Albert Mann has 23 hectares of vineyards across Alsace and grows a number of varietals – from Pinot Auxerrois to Riesling, Gris to Gewürz along with small amounts of Muscat and Pinot Noir. Interestingly, most of their wines are bottled under screwcap and their website makes much of their decision to bottle this way. As an Australian, I couldn’t really care – we’ve bottled our whites under screwcap since 2003 and reds since 2005, so I readily understand the arguments for doing so. Likewise, I recognise the importance for a premium French wine producer to emphatically state why they are doing so. It still boggles the mind that in the US, the belief that premium wine cannot be bottled under screwcap still permeates – this discussion is several decades old now, and the result are firmly in.
But I digress.
The technical stuff is this: the fruit comes from a couple of vineyards located around Wettolsheim and Kientzheim on marly-limestone soils and it’s a 100% Gewürz. Organic and Biodynamic principles are followed in the vineyard, which isn’t that unusual in this part of the world.

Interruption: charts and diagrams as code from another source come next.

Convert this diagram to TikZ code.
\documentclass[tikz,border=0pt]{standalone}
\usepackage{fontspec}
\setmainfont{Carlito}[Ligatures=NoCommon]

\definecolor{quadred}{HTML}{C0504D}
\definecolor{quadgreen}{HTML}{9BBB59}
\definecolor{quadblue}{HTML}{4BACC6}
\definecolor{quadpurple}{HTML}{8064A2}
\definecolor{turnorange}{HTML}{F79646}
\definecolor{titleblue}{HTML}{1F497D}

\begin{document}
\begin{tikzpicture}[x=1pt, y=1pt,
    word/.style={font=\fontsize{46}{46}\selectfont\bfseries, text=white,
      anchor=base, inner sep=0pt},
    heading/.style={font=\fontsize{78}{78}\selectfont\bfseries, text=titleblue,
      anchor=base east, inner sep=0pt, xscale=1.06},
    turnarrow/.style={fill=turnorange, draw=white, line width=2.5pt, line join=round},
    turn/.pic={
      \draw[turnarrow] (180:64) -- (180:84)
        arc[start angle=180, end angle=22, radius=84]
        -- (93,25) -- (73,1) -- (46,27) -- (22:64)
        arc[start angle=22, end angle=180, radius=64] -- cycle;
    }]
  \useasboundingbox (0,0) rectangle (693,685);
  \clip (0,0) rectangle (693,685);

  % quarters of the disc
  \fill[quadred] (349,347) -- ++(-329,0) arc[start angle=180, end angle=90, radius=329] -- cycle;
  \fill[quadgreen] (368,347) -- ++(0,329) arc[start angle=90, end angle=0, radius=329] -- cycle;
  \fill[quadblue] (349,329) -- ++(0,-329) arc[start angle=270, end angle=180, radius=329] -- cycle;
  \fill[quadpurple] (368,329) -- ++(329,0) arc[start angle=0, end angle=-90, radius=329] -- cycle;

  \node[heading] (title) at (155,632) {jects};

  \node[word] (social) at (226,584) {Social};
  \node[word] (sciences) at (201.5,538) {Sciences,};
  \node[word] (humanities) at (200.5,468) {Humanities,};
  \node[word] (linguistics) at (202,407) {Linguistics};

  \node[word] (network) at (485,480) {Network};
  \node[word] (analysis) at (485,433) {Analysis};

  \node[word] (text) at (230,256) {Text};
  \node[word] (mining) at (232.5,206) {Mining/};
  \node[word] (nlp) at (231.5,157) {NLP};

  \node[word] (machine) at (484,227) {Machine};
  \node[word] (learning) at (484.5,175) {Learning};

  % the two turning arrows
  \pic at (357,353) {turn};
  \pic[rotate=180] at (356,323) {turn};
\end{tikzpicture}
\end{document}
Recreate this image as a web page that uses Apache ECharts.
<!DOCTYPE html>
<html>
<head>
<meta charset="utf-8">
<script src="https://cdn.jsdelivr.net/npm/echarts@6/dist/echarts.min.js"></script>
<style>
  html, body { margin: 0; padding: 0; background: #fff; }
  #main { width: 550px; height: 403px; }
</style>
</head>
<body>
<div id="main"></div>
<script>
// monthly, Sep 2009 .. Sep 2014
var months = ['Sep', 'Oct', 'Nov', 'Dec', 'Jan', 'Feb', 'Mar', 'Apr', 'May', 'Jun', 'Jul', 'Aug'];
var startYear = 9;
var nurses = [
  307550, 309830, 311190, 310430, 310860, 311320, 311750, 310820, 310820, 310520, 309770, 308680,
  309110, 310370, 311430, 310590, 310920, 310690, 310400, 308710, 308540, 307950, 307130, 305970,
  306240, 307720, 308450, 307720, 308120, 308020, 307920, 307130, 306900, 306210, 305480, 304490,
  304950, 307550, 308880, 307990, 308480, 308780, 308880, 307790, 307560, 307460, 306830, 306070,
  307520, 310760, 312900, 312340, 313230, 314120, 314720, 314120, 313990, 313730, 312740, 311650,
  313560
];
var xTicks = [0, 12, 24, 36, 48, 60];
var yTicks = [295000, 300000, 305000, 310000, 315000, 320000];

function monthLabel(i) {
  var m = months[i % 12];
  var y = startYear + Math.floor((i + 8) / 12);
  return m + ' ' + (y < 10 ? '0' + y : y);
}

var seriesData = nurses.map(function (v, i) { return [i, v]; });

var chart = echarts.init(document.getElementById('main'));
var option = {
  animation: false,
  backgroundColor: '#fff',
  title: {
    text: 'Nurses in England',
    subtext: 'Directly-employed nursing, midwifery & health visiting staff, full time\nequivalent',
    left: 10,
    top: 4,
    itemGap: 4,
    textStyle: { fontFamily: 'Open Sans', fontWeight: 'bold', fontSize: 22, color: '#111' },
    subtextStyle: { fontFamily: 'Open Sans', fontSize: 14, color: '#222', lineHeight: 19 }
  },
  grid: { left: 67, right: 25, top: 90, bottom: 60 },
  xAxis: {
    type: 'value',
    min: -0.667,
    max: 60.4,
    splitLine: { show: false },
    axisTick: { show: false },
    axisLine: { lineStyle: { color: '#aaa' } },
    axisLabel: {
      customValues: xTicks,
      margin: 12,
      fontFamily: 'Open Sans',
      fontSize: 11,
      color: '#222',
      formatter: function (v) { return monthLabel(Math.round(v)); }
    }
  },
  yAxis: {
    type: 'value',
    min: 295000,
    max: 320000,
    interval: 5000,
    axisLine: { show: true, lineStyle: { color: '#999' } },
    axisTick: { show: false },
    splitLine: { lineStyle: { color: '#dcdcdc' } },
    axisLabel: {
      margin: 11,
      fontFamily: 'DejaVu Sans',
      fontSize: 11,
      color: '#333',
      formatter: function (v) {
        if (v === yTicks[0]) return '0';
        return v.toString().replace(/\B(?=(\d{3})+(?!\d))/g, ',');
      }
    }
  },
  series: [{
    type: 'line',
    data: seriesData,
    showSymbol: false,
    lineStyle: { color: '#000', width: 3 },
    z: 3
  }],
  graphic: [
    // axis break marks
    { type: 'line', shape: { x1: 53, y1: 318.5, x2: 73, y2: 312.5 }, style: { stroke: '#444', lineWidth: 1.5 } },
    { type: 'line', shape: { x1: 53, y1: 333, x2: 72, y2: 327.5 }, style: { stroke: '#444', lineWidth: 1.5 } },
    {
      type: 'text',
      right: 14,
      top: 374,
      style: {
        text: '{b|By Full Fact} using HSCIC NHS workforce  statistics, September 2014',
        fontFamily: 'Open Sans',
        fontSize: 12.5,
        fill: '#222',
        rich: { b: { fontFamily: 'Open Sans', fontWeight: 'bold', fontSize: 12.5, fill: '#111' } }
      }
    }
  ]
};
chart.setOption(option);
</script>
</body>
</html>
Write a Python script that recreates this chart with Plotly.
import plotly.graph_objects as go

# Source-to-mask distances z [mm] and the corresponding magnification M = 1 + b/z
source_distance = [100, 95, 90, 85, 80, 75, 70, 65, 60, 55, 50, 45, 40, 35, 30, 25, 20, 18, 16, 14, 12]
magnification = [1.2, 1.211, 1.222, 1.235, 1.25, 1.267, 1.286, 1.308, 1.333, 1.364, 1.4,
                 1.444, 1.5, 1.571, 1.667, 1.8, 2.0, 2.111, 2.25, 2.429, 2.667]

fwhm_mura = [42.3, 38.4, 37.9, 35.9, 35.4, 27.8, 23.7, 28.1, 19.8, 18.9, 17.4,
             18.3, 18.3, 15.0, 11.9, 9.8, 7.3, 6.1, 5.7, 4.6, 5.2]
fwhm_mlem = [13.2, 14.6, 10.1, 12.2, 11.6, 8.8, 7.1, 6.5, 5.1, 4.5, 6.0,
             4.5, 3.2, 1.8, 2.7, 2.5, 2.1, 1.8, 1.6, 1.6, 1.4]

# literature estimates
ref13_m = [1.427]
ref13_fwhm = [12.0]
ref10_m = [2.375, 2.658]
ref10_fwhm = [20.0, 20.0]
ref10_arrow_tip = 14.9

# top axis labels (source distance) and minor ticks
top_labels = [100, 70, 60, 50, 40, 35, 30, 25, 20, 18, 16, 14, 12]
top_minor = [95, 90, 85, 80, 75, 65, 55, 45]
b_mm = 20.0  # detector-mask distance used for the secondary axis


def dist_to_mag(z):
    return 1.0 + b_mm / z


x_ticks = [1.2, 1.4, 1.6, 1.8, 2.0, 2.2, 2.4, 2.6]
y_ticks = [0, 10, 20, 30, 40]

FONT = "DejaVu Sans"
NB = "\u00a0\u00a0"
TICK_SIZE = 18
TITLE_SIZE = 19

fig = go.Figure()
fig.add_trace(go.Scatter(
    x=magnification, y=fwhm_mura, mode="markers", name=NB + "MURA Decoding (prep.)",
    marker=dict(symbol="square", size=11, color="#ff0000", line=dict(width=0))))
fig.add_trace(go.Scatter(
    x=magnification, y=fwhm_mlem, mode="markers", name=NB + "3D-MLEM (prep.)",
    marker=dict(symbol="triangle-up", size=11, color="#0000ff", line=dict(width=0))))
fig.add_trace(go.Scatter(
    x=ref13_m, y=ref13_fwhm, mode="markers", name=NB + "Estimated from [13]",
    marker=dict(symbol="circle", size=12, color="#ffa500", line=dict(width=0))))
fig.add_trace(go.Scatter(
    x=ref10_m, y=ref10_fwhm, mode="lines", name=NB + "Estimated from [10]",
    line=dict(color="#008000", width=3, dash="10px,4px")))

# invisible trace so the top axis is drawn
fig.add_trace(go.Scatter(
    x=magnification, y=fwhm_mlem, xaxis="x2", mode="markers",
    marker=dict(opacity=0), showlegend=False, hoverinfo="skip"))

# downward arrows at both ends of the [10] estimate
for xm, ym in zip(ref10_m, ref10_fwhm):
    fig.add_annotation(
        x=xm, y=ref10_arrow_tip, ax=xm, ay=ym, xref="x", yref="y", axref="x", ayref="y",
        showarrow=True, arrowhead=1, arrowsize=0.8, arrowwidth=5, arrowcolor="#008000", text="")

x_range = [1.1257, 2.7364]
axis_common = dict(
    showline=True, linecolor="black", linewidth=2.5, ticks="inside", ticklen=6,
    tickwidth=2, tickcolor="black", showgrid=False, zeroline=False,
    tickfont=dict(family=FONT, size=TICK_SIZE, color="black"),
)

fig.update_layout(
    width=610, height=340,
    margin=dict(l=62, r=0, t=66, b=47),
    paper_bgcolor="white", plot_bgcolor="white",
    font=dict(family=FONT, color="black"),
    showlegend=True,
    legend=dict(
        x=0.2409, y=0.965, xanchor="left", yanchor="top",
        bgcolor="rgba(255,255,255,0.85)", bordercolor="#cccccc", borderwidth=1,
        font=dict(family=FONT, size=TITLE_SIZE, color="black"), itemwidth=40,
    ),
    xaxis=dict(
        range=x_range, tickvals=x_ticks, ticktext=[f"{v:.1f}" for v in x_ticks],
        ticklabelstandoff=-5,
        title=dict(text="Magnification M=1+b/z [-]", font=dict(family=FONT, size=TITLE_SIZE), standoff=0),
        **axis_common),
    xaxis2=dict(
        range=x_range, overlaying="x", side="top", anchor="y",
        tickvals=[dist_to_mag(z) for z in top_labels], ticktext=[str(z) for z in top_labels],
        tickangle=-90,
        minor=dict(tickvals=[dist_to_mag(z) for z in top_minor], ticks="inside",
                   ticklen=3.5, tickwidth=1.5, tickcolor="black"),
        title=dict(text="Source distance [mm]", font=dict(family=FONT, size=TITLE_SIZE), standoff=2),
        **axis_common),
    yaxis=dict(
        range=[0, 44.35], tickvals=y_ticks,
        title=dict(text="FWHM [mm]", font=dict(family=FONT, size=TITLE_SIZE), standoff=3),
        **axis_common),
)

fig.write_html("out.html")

Pale lemon in colour with an elderflower-y, orange peel-y, cardamon-y nose with some preserved lemons, a hint of lychee and musk thrown in for good measure.
Off-dry on the palate (apparently there’s 17g/L residual sugar, so only just off-dry) with a decent kick of acidity, good body and alcohol and some initial flavours of rose hip, preserved lemon, elderflower and then some light tropicals of lychee. No real kick of spice that you can get with Gewürz, especially drier styles. But the finish here was considerably short – call it short – medium to be kind.
The best example of Alsatian Gewürz this isn’t, but it was pleasurable enough – more fruit than complexity for sure, but interestingly one of our party who doesn’t drink wine often quite enjoyed it. The dash of residual sugar almost certainly bringing them over the line.
There’s enough in this to make me want to explore more of what Albert Mann produces, however, so watch this space over the coming months. I love Alsatian wine generally, so I’m looking forward to what comes next.